[whatwg] several messages about content sniffing in HTML
foolistbar at googlemail.com
Fri Feb 29 08:43:42 PST 2008
On 29 Feb 2008, at 16:33, Julian Reschke wrote:
> Geoffrey Sneddon wrote:
>>>> It seems like the HTTP spec should define how to handle that, but
>>>> the HTTP working group has indicated a desire to not specify
>>>> error handling behaviour, so I guess it's up to us.
>>>> IE and Safari use the first one, Firefox and Opera use the last
>>>> one. I guess we'll use the first one.
>>> Isn't the fact that FF and IE disagree here an indication that
>>> this doesn't need to be specified?
>> Things aren't specified well enough until I can write an HTTP UA
>> that can work in the real world (which, as someone dealing with
>> feeds, I can tell you need without question support for content-
>> type sniffing) from reading specifications without having to
>> reverse-engineer anything.
> Doesn't seem to apply to this case.
> A duplicate Content-Type header response indicates that the response
> is invalid.
And guess what? Users don't like error messages. I want to know how to
deal with it without having to look elsewhere (from the spec).
> Apparently, most browsers accept the response anyway, some of which
> picking the first value, others the second. Both behaviors seem to
> be acceptable to users.
> So there's nothing you *need* to reverse engineer in this case.
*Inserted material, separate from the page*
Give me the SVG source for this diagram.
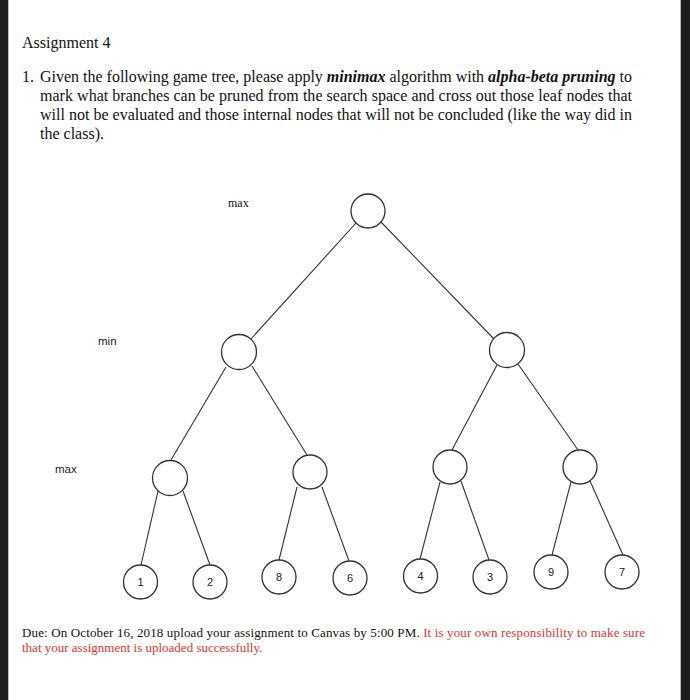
<svg xmlns="http://www.w3.org/2000/svg" width="690" height="700" viewBox="0 0 690 700">
<style>
.serif{font-family:"Liberation Serif","Times New Roman",serif;fill:#111}
.sans{font-family:"Liberation Sans",Arial,sans-serif;fill:#222;font-size:11.5px}
.node{fill:#fff;stroke:#333;stroke-width:1.3}
.edge{stroke:#333;stroke-width:1.1;fill:none}
.lbl{font-family:"Liberation Sans",Arial,sans-serif;font-size:11px;fill:#222;text-anchor:middle}
.red{fill:#e3342f}
.bi{font-weight:bold;font-style:italic}
</style>
<rect x="0" y="0" width="690" height="700" fill="#fff"/>
<rect x="0" y="0" width="8" height="700" fill="#1e1e1e"/>
<line x1="8.5" y1="0" x2="8.5" y2="700" stroke="#bbb" stroke-width="1"/>
<rect x="681" y="0" width="9" height="700" fill="#1e1e1e"/>
<line x1="680.5" y1="0" x2="680.5" y2="700" stroke="#bbb" stroke-width="1"/>

<text class="serif" x="22" y="48" font-size="16">Assignment 4</text>
<text class="serif" x="22" y="82" font-size="16">1.</text>
<text class="serif" x="40" y="82" font-size="16" textLength="592" lengthAdjust="spacing">Given the following game tree, please apply <tspan class="bi">minimax</tspan> algorithm with <tspan class="bi">alpha-beta pruning</tspan> to</text>
<text class="serif" x="40" y="101" font-size="16" textLength="592" lengthAdjust="spacing">mark what branches can be pruned from the search space and cross out those leaf nodes that</text>
<text class="serif" x="40" y="120" font-size="16" textLength="592" lengthAdjust="spacing">will not be evaluated and those internal nodes that will not be concluded (like the way did in</text>
<text class="serif" x="40" y="139" font-size="16">the class).</text>

<text class="serif" x="228" y="207" font-size="12">max</text>
<text class="sans" x="98" y="345">min</text>
<text class="sans" x="55" y="473">max</text>

<g id="connectors">
<line class="edge" x1="356" y1="223" x2="251" y2="339"/>
<line class="edge" x1="381" y1="222" x2="494" y2="339"/>
<line class="edge" x1="226" y1="367" x2="171" y2="460"/>
<line class="edge" x1="252" y1="366" x2="307" y2="455"/>
<line class="edge" x1="497" y1="365" x2="452" y2="450"/>
<line class="edge" x1="518" y1="364" x2="578" y2="450"/>
<line class="edge" x1="158" y1="491" x2="141" y2="565"/>
<line class="edge" x1="183" y1="491" x2="210" y2="565"/>
<line class="edge" x1="297" y1="487" x2="279" y2="560"/>
<line class="edge" x1="322" y1="487" x2="349" y2="561"/>
<line class="edge" x1="440" y1="482" x2="420" y2="559"/>
<line class="edge" x1="461" y1="481" x2="489" y2="560"/>
<line class="edge" x1="571" y1="482" x2="552" y2="555"/>
<line class="edge" x1="590" y1="481" x2="623" y2="555"/>
</g>

<g id="root"><circle class="node" cx="368" cy="211" r="17"/></g>
<g id="min-left"><circle class="node" cx="239" cy="352" r="17.5"/></g>
<g id="min-right"><circle class="node" cx="507" cy="350" r="17.5"/></g>
<g id="max-a"><circle class="node" cx="170" cy="478" r="17.5"/></g>
<g id="max-b"><circle class="node" cx="310" cy="472" r="17"/></g>
<g id="max-c"><circle class="node" cx="450" cy="467" r="17"/></g>
<g id="max-d"><circle class="node" cx="580" cy="467" r="17"/></g>

<g id="leaf-1"><circle class="node" cx="140.5" cy="582" r="17"/><text class="lbl" x="140.5" y="586">1</text></g>
<g id="leaf-2"><circle class="node" cx="210" cy="582" r="17"/><text class="lbl" x="210" y="586">2</text></g>
<g id="leaf-8"><circle class="node" cx="279" cy="577" r="17"/><text class="lbl" x="279" y="581">8</text></g>
<g id="leaf-6"><circle class="node" cx="350" cy="578" r="17"/><text class="lbl" x="350" y="582">6</text></g>
<g id="leaf-4"><circle class="node" cx="420.5" cy="576" r="17"/><text class="lbl" x="420.5" y="580">4</text></g>
<g id="leaf-3"><circle class="node" cx="490" cy="577" r="17"/><text class="lbl" x="490" y="581">3</text></g>
<g id="leaf-9"><circle class="node" cx="551" cy="572" r="17"/><text class="lbl" x="551" y="576">9</text></g>
<g id="leaf-7"><circle class="node" cx="622" cy="572" r="17"/><text class="lbl" x="622" y="576">7</text></g>

<text class="serif" x="22" y="637" font-size="13" textLength="623" lengthAdjust="spacing">Due: On October 16, 2018 upload your assignment to Canvas by 5:00 PM. <tspan class="red">It is your own responsibility to make sure</tspan></text>
<text class="serif red" x="22" y="652" font-size="13">that your assignment is uploaded successfully.</text>
</svg>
A page (<http://www.toledoblade.com/apps/pbcs.dll/section?Category=RSS01&mime=XML
>) that I came across recently had:
Using the first would break badly. I guess it seems to work because of
content-type sniffing on an unknown (and invalid) header (or, as many
feed readers do, totally ignoring it, with the exception of any
charset parameter). Without content-type sniffing, that HTML 5 now
allows, you need the last.
But as James says: how do I know that which behaviour I choose doesn't
matter until I reverse engineer browsers to discover that?